The Long-Term Legacy on European Identity
The medieval papacy’s legacy extends far beyond the Middle Ages. The idea of a European identity rooted in a shared Christian heritage was not merely an abstract sentiment. It had practical consequences for centuries. When the Protestant Reformation shattered Latin Christendom in the sixteenth century, the states that remained loyal to Rome—the so-called Catholic powers—continued to treat papal approval as a mark of legitimacy. The Counter-Reformation and the Council of Trent reasserted papal primacy and standardized Catholic practice across much of southern and central Europe, creating a sharply defined confessional identity that influenced art, education, and diplomacy well into the modern period.
Even in a secular age, the medieval papacy’s contribution can be traced in the institutional architecture of Europe. The church’s legal and administrative techniques influenced the development of modern bureaucratic states. The network of universities it fostered became the crucible of the European intellectual tradition, from scholasticism to the Enlightenment. The papacy’s insistence on a transcendent moral order, however often abused, planted the seeds of later concepts such as human rights and international law. Today, when historians search for the origins of a common European consciousness, they inevitably return to the medieval period and to the institution that, more than any other, attempted to bind the continent into a single spiritual and cultural entity. The papacy was, for better and worse, the midwife of European identity.
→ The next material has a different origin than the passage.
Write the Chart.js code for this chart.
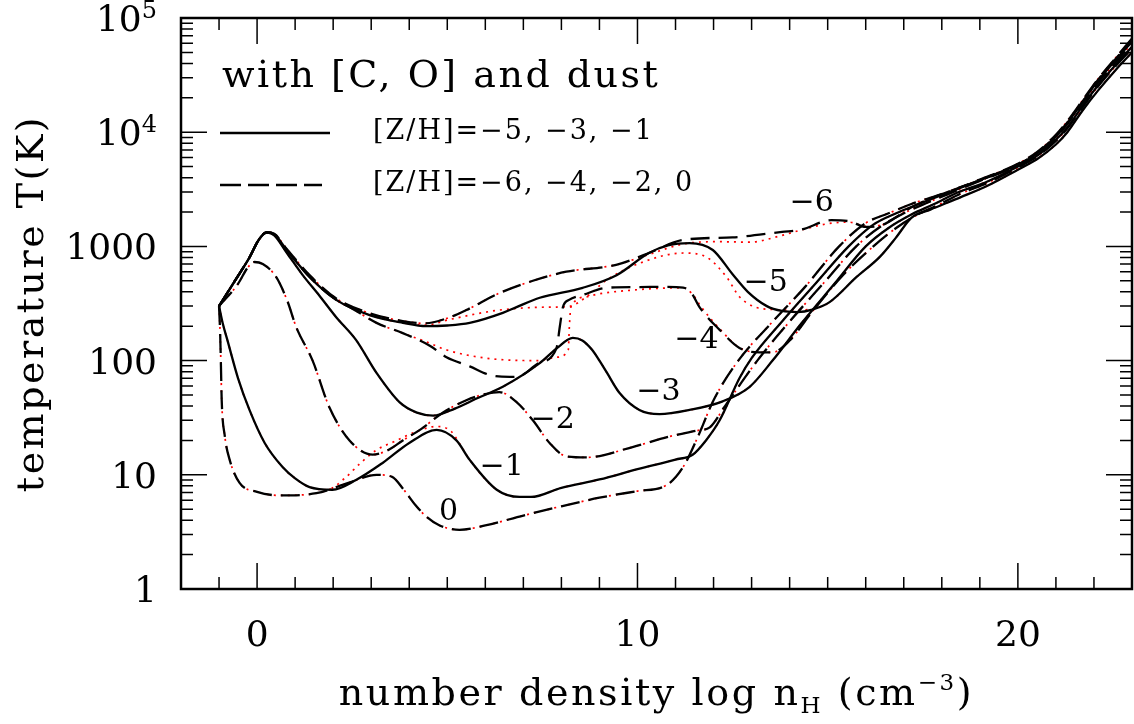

The Papal Legacy in Contemporary Europe
Modern Europe’s motto, “United in Diversity,” partly echoes the medieval experience of a Christendom that, while fragmented into kingdoms and dialects, recognized a transcendent belonging. The European Union, although decidedly secular, owes much of its foundational vision to the ideal of a peaceful, cooperative continent that supersedes narrow nationalisms—an ideal that medieval canonists and popes ardently preached. The papal courts of the twelfth and thirteenth centuries pioneered methods of international arbitration that foreshadow modern diplomacy. Meanwhile, the physical heritage—cathedrals, monasteries, pilgrimage routes like the Camino de Santiago—continues to draw millions of visitors, reminding them of a time when the pope’s authority provided the spiritual compass for a whole civilization. In reflecting on contemporary Europe’s search for identity, one cannot overlook the medieval papacy’s role in planting the deep, often unconscious, assumptions about unity, moral order, and cultural commonality that still resonate today.
Thus, the medieval papacy did not simply preside over a static religious landscape. It actively and deliberately forged bonds of loyalty, law, art, and learning that transcended local allegiances. Through its claims to universal jurisdiction, its sponsorship of crusades and missions, its promotion of a uniform legal code, and its role as the ultimate arbitrator of kings, the papacy created a European identity that, even as it splintered into nation-states, remained haunted by the dream of a united Christendom. That dream, in its myriad transformations, remains one of the most enduring legacies of the Middle Ages.